All this is well shown in Fig. 5.

S is a stationary source emitting successive waves, which drift as spheres to the right. The wave which has reached M has its centre at C, and C M is its normal; but the disturbance, M, has really travelled along S M, which is therefore the ray. It has advanced as a wave from S to P, and has drifted from P to M. Disturbances subsequently emitted are found along the ray, precisely as in Fig. 2. A stationary telescope receiving the light will point straight at S. A mirror, M, intended to reflect the light straight back must be set normal to the ray, not tangential to the wave front.

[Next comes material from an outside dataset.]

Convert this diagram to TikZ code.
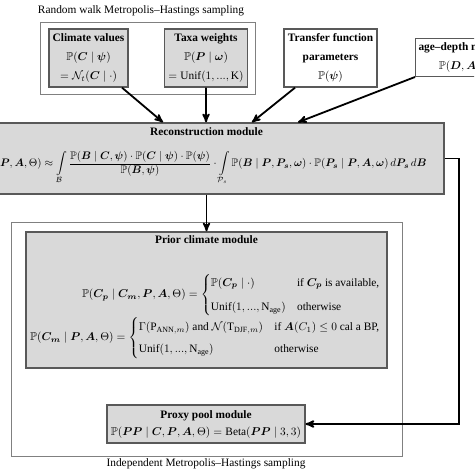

The diagram also equally represents the case of a moving source in a stationary medium. The source, starting at C, has moved to S, emitting waves as it went; which waves, as emitted, spread out as simple spheres from the then position of source as centre. Wave-normal and ray now coincide: S M is not a ray, but only the locus of successive disturbances. A stationary telescope would look not at S, but along M C to a point where the source was when it emitted the wave M; a moving telescope, if moving at same rate as source, will look at S. Hence S M is sometimes called the apparent ray. The angle S M C is the aberration angle, which in Chap. X we denote by e.

Fig. 6 shows normal reflexion for the case of a moving medium. The mirror M reflects light received from S₁, to a point S₂,—just in time to catch the source there if that is moving with the medium.

Parenthetically I may say that the time taken on the double journey, S₁ M S₂, when the medium is moving, is not quite the same as the double journey S M S, when all is stationary; and that this is the principle of Michelson's great experiment; which must be referred to later.

The ether stream we speak of is always to be considered merely as one relative to matter. Absolute velocity of matter means velocity through the ether—which is stationary. If there were no such physical standard of rest as the ether—if all motion were relative to matter alone—then the contention of Copernicus and Galileo would have had no real meaning.